GIVEN REQUEST:
Return each line of the data below verbatim; pictures are to be left out.

--

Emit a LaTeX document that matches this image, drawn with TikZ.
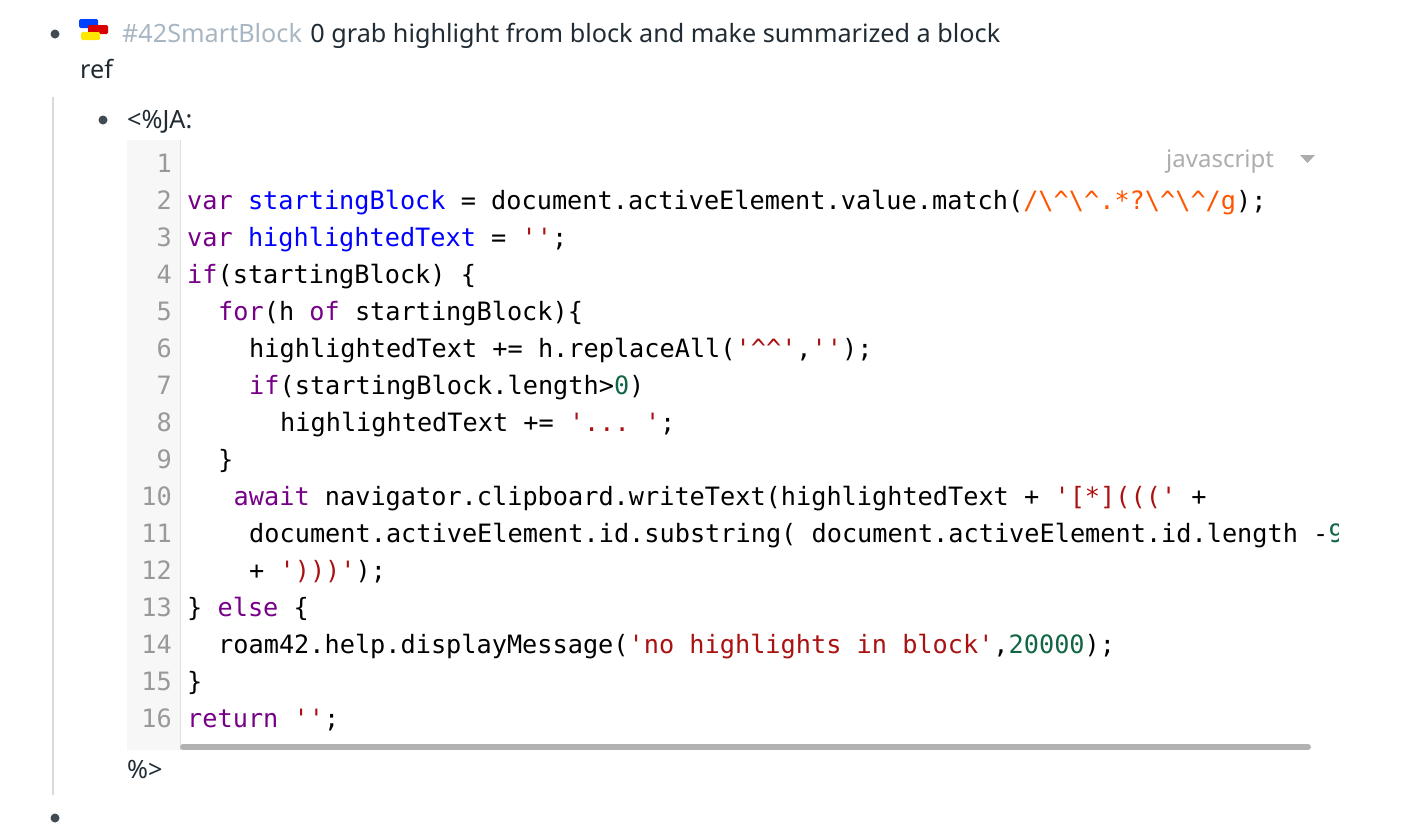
\documentclass[tikz,border=0pt]{standalone}
\usepackage{fontspec}
\setmainfont{Noto Sans}
\setmonofont{DejaVu Sans Mono}
\definecolor{txt}{HTML}{202B33}
\definecolor{tag}{HTML}{A7B6C2}
\definecolor{kwc}{HTML}{770088}
\definecolor{dfc}{HTML}{0000FF}
\definecolor{stc}{HTML}{AA1111}
\definecolor{rxc}{HTML}{FF5500}
\definecolor{nmc}{HTML}{116644}
\definecolor{gut}{HTML}{F7F7F7}
\definecolor{lnc}{HTML}{999999}
\newcommand\kw[1]{\textcolor{kwc}{#1}}
\newcommand\df[1]{\textcolor{dfc}{#1}}
\newcommand\st[1]{\textcolor{stc}{#1}}
\newcommand\rx[1]{\textcolor{rxc}{#1}}
\newcommand\nm[1]{\textcolor{nmc}{#1}}
\newcommand\bs{\textbackslash}
\newcommand\ca{\textasciicircum}
\begin{document}
\begin{tikzpicture}[x=1pt,y=-1pt,
  prose/.style={anchor=base west,inner sep=0,font=\fontsize{25.2}{30}\selectfont,text=txt},
  code/.style={anchor=base west,inner sep=0,font=\ttfamily\fontsize{25.25}{30}\selectfont,text=black},
  lnum/.style={anchor=base east,inner sep=0,font=\ttfamily\fontsize{25.25}{30}\selectfont,text=lnc},
  dot/.style={circle,fill=txt!85,inner sep=0,minimum size=9pt}]
\useasboundingbox (0,0) rectangle (1419,827);
\node[dot] (b1) at (55,34) {};
\fill[rounded corners=1.5pt,blue!75!cyan] (79,19) rectangle (98,28);
\fill[rounded corners=1.5pt,red!85!black] (88,25) rectangle (108,34);
\fill[rounded corners=1.5pt,yellow!90!orange] (81,32) rectangle (100,40);
\node[prose,text=tag] (tagn) at (122,42) {\#42SmartBlock};
\node[prose,anchor=base west] (title) at ([xshift=8pt]tagn.base east) {0 grab highlight from block and make summarized a block};
\node[prose] (ref) at (80,78) {ref};
\draw[draw=black!15,line width=1.2pt] (53,97) -- (53,795);
\node[dot] (b2) at (103,120) {};
\node[prose] (ja) at (127,128) {<\%JA:};
\fill[gut] (127,140) rectangle (180,750);
\draw[black!12] (180,140) -- (180,750);
\node[anchor=base west,inner sep=0,font=\fontsize{24}{28}\selectfont,text=lnc!80] (lang) at (1166,167) {javascript};
\fill[lnc!80] (1300,155) -- (1315,155) -- (1307.5,163) -- cycle;
\foreach \i in {1,...,16} {\node[lnum] (n\i) at (172,{172+37*(\i-1)}) {\i};}
\begin{scope}
\clip (180,140) rectangle (1338,760);
\node[code] (c2) at (187,209) {\kw{var} \df{startingBlock} = document.activeElement.value.match(\rx{/\bs\ca\bs\ca.*?\bs\ca\bs\ca/g});};
\node[code] (c3) at (187,246) {\kw{var} \df{highlightedText} = \st{''};};
\node[code] (c4) at (187,283) {\kw{if}(startingBlock) \{};
\node[code] (c5) at (218,320) {\kw{for}(h \kw{of} startingBlock)\{};
\node[code] (c6) at (249,357) {highlightedText += h.replaceAll(\st{'\ca\ca'},\st{''});};
\node[code] (c7) at (249,394) {\kw{if}(startingBlock.length>\nm{0})};
\node[code] (c8) at (280,431) {highlightedText += \st{'... '};};
\node[code] (c9) at (218,468) {\}};
\node[code] (c10) at (233.5,505) {\kw{await} navigator.clipboard.writeText(highlightedText + \st{'[*]((('} +};
\node[code] (c11) at (249,542) {document.activeElement.id.substring( document.activeElement.id.length -\nm{9}};
\node[code] (c12) at (249,579) {+ \st{')))'});};
\node[code] (c13) at (187,616) {\} \kw{else} \{};
\node[code] (c14) at (218,653) {roam42.help.displayMessage(\st{'no highlights in block'},\nm{20000});};
\node[code] (c15) at (187,690) {\}};
\node[code] (c16) at (187,727) {\kw{return} \st{''};};
\end{scope}
\draw[black!30,line width=6pt,line cap=round] (183,747) -- (1308,747);
\node[prose] (end) at (127,778) {\%>};
\node[dot] (b3) at (55,818) {};
\end{tikzpicture}
\end{document}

--

RESULT FOR THIS TASK:
Emit a LaTeX document that matches this image, drawn with TikZ.
\documentclass[tikz,border=0pt]{standalone}
\usepackage{fontspec}
\setmainfont{Noto Sans}
\setmonofont{DejaVu Sans Mono}
\definecolor{txt}{HTML}{202B33}
\definecolor{tag}{HTML}{A7B6C2}
\definecolor{kwc}{HTML}{770088}
\definecolor{dfc}{HTML}{0000FF}
\definecolor{stc}{HTML}{AA1111}
\definecolor{rxc}{HTML}{FF5500}
\definecolor{nmc}{HTML}{116644}
\definecolor{gut}{HTML}{F7F7F7}
\definecolor{lnc}{HTML}{999999}
\newcommand\kw[1]{\textcolor{kwc}{#1}}
\newcommand\df[1]{\textcolor{dfc}{#1}}
\newcommand\st[1]{\textcolor{stc}{#1}}
\newcommand\rx[1]{\textcolor{rxc}{#1}}
\newcommand\nm[1]{\textcolor{nmc}{#1}}
\newcommand\bs{\textbackslash}
\newcommand\ca{\textasciicircum}
\begin{document}
\begin{tikzpicture}[x=1pt,y=-1pt,
  prose/.style={anchor=base west,inner sep=0,font=\fontsize{25.2}{30}\selectfont,text=txt},
  code/.style={anchor=base west,inner sep=0,font=\ttfamily\fontsize{25.25}{30}\selectfont,text=black},
  lnum/.style={anchor=base east,inner sep=0,font=\ttfamily\fontsize{25.25}{30}\selectfont,text=lnc},
  dot/.style={circle,fill=txt!85,inner sep=0,minimum size=9pt}]
\useasboundingbox (0,0) rectangle (1419,827);
\node[dot] (b1) at (55,34) {};
\fill[rounded corners=1.5pt,blue!75!cyan] (79,19) rectangle (98,28);
\fill[rounded corners=1.5pt,red!85!black] (88,25) rectangle (108,34);
\fill[rounded corners=1.5pt,yellow!90!orange] (81,32) rectangle (100,40);
\node[prose,text=tag] (tagn) at (122,42) {\#42SmartBlock};
\node[prose,anchor=base west] (title) at ([xshift=8pt]tagn.base east) {0 grab highlight from block and make summarized a block};
\node[prose] (ref) at (80,78) {ref};
\draw[draw=black!15,line width=1.2pt] (53,97) -- (53,795);
\node[dot] (b2) at (103,120) {};
\node[prose] (ja) at (127,128) {<\%JA:};
\fill[gut] (127,140) rectangle (180,750);
\draw[black!12] (180,140) -- (180,750);
\node[anchor=base west,inner sep=0,font=\fontsize{24}{28}\selectfont,text=lnc!80] (lang) at (1166,167) {javascript};
\fill[lnc!80] (1300,155) -- (1315,155) -- (1307.5,163) -- cycle;
\foreach \i in {1,...,16} {\node[lnum] (n\i) at (172,{172+37*(\i-1)}) {\i};}
\begin{scope}
\clip (180,140) rectangle (1338,760);
\node[code] (c2) at (187,209) {\kw{var} \df{startingBlock} = document.activeElement.value.match(\rx{/\bs\ca\bs\ca.*?\bs\ca\bs\ca/g});};
\node[code] (c3) at (187,246) {\kw{var} \df{highlightedText} = \st{''};};
\node[code] (c4) at (187,283) {\kw{if}(startingBlock) \{};
\node[code] (c5) at (218,320) {\kw{for}(h \kw{of} startingBlock)\{};
\node[code] (c6) at (249,357) {highlightedText += h.replaceAll(\st{'\ca\ca'},\st{''});};
\node[code] (c7) at (249,394) {\kw{if}(startingBlock.length>\nm{0})};
\node[code] (c8) at (280,431) {highlightedText += \st{'... '};};
\node[code] (c9) at (218,468) {\}};
\node[code] (c10) at (233.5,505) {\kw{await} navigator.clipboard.writeText(highlightedText + \st{'[*]((('} +};
\node[code] (c11) at (249,542) {document.activeElement.id.substring( document.activeElement.id.length -\nm{9}};
\node[code] (c12) at (249,579) {+ \st{')))'});};
\node[code] (c13) at (187,616) {\} \kw{else} \{};
\node[code] (c14) at (218,653) {roam42.help.displayMessage(\st{'no highlights in block'},\nm{20000});};
\node[code] (c15) at (187,690) {\}};
\node[code] (c16) at (187,727) {\kw{return} \st{''};};
\end{scope}
\draw[black!30,line width=6pt,line cap=round] (183,747) -- (1308,747);
\node[prose] (end) at (127,778) {\%>};
\node[dot] (b3) at (55,818) {};
\end{tikzpicture}
\end{document}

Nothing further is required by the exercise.